↓
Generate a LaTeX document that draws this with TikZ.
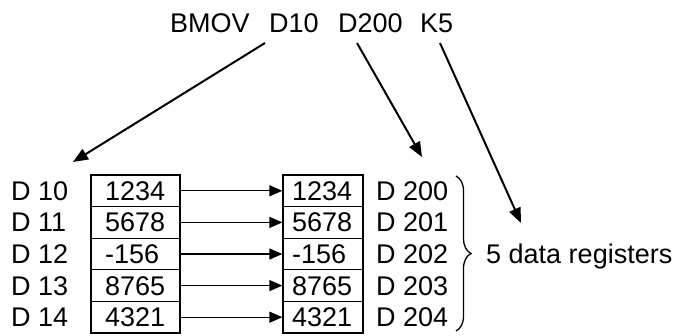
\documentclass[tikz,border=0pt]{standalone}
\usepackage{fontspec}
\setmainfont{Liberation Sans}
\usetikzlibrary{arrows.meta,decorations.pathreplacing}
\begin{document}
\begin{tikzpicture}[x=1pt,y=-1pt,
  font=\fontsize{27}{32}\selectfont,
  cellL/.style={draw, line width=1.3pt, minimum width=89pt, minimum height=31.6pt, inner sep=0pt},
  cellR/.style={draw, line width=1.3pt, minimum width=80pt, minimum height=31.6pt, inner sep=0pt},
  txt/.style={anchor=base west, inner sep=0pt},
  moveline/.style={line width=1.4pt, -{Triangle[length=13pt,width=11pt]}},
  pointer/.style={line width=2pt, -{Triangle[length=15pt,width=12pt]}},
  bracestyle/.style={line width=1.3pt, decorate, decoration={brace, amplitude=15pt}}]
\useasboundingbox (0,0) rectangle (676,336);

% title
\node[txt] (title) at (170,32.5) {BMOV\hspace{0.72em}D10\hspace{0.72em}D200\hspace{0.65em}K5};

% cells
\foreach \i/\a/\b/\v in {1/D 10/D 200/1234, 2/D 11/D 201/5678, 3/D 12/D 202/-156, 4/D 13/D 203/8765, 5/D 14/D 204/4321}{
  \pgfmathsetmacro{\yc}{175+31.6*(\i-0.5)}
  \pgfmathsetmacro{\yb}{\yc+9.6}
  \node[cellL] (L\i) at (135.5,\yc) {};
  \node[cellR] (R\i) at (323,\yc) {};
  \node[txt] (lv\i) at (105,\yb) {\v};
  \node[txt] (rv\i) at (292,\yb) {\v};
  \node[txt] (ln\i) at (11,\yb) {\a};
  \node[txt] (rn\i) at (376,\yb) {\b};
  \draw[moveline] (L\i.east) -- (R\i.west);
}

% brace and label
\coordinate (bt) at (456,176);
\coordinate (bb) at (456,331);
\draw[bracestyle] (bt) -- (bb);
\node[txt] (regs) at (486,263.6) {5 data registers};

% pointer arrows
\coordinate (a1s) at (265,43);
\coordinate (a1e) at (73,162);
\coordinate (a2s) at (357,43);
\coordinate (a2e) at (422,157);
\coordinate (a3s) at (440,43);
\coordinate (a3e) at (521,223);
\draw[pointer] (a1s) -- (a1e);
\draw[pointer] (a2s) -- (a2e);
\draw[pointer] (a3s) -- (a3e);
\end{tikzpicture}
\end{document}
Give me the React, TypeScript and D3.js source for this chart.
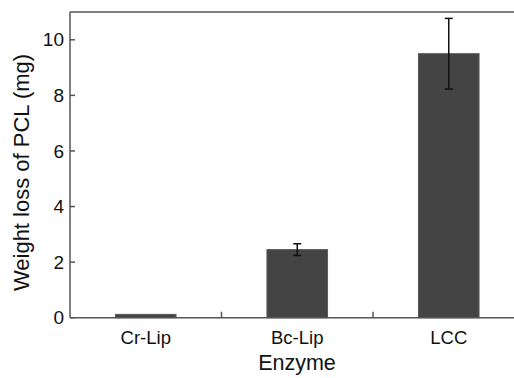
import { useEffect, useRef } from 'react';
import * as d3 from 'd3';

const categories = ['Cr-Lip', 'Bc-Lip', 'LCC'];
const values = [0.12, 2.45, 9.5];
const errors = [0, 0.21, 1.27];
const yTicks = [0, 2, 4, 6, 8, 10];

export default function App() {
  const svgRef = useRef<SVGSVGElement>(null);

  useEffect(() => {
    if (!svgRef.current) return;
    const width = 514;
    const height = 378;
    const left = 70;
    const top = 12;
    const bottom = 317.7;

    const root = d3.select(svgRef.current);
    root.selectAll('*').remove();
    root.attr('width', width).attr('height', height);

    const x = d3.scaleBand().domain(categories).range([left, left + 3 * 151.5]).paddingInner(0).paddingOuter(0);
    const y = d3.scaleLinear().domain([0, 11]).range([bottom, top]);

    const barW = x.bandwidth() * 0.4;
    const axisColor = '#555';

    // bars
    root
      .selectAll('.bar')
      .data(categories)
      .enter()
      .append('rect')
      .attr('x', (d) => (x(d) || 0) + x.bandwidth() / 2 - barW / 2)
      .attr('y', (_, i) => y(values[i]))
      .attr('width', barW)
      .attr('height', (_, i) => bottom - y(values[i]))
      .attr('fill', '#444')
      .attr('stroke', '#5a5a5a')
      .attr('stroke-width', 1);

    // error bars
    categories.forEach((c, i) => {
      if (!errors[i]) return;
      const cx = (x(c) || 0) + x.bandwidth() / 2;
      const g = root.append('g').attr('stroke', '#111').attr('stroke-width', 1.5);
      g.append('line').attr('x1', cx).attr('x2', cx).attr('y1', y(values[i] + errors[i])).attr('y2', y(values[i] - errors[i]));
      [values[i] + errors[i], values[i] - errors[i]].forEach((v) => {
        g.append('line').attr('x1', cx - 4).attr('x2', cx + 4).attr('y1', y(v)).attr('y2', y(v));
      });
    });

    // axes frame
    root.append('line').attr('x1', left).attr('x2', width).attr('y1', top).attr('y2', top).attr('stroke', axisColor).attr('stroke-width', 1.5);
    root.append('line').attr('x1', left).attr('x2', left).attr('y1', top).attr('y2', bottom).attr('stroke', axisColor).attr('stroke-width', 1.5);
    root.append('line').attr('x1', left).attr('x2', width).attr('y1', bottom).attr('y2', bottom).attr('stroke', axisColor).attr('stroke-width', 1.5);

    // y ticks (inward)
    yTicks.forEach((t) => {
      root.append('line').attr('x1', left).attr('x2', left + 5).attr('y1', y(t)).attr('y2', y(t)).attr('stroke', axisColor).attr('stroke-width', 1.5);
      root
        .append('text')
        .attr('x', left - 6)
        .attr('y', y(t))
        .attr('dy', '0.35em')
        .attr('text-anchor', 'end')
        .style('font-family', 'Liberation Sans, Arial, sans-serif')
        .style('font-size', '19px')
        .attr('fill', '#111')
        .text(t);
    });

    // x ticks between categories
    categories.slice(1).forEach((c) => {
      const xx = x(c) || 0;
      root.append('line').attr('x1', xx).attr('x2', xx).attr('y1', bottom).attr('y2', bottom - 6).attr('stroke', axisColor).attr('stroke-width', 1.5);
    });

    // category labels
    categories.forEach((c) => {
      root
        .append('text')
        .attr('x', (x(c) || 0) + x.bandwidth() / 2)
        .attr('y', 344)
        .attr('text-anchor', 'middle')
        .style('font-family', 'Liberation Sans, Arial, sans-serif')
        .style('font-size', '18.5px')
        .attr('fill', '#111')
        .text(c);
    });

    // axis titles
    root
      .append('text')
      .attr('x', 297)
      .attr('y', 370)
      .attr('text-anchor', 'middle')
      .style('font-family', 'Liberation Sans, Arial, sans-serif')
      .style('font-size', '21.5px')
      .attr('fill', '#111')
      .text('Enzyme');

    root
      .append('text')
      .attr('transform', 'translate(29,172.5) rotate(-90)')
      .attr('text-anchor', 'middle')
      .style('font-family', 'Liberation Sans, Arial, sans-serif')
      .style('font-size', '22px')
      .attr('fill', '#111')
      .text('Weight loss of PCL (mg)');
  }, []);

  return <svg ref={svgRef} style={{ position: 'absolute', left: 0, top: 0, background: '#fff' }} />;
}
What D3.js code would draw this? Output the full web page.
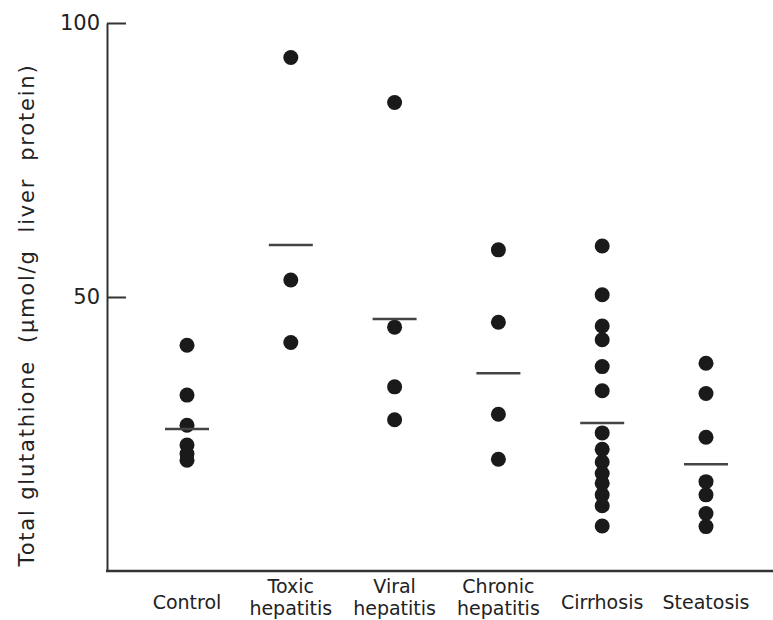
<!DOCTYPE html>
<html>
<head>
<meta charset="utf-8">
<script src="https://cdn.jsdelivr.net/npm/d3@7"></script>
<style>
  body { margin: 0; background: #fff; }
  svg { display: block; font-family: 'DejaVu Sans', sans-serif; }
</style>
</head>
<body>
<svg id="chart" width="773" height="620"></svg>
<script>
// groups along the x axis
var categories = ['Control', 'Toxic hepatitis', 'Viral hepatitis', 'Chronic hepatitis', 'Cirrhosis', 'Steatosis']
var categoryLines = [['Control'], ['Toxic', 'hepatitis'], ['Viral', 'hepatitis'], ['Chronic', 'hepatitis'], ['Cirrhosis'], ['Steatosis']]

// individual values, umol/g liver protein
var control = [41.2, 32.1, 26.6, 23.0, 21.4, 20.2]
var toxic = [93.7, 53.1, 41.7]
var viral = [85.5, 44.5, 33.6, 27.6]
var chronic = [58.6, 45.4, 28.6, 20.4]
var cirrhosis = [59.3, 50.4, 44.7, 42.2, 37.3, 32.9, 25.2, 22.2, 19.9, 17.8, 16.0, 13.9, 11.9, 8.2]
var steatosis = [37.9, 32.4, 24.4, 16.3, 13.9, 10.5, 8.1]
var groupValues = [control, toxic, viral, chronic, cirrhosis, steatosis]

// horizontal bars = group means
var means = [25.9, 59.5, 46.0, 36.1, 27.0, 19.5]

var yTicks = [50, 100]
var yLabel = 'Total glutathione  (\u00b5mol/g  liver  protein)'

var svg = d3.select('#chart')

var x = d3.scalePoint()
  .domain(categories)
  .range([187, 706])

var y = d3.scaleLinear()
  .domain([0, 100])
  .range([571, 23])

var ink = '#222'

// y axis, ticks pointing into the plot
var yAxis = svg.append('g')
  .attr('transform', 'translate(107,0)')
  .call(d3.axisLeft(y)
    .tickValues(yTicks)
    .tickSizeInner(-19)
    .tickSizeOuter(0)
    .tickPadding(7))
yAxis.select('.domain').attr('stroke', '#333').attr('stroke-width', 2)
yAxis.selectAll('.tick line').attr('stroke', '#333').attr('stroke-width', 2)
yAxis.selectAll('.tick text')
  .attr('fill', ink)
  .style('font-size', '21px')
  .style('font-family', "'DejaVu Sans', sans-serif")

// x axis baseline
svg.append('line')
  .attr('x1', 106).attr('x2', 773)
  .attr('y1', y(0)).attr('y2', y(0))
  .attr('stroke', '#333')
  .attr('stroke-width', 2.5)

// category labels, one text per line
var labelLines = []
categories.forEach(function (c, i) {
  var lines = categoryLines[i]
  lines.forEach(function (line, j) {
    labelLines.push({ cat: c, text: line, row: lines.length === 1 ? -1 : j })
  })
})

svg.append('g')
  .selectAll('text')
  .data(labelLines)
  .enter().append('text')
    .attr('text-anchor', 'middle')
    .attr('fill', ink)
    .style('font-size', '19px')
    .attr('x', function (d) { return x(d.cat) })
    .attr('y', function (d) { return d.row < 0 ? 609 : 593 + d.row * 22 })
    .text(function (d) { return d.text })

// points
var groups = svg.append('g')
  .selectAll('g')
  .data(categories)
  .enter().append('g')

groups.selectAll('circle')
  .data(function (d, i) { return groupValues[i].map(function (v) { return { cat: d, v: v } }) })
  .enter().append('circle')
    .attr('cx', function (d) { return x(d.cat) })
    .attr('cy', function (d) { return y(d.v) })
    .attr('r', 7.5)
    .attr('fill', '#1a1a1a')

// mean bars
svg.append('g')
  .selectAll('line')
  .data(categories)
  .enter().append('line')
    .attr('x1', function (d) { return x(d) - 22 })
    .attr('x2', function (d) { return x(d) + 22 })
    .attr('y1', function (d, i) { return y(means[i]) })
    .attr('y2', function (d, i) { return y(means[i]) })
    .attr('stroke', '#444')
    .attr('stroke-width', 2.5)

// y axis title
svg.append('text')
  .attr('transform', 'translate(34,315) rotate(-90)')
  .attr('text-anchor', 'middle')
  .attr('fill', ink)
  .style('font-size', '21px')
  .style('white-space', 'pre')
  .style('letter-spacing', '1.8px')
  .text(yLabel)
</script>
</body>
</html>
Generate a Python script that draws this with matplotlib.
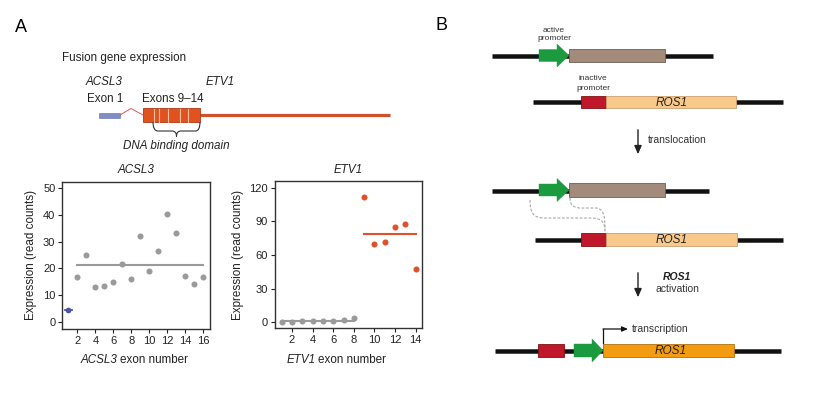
↑
◆ TO BE DONE:
Check each line of the records for the word "with", and show the lines that contain it.

◆ ANSWER TO THE TASK:
Generate a LaTeX document that draws this with TikZ.
Generate a Python script that draws this with matplotlib.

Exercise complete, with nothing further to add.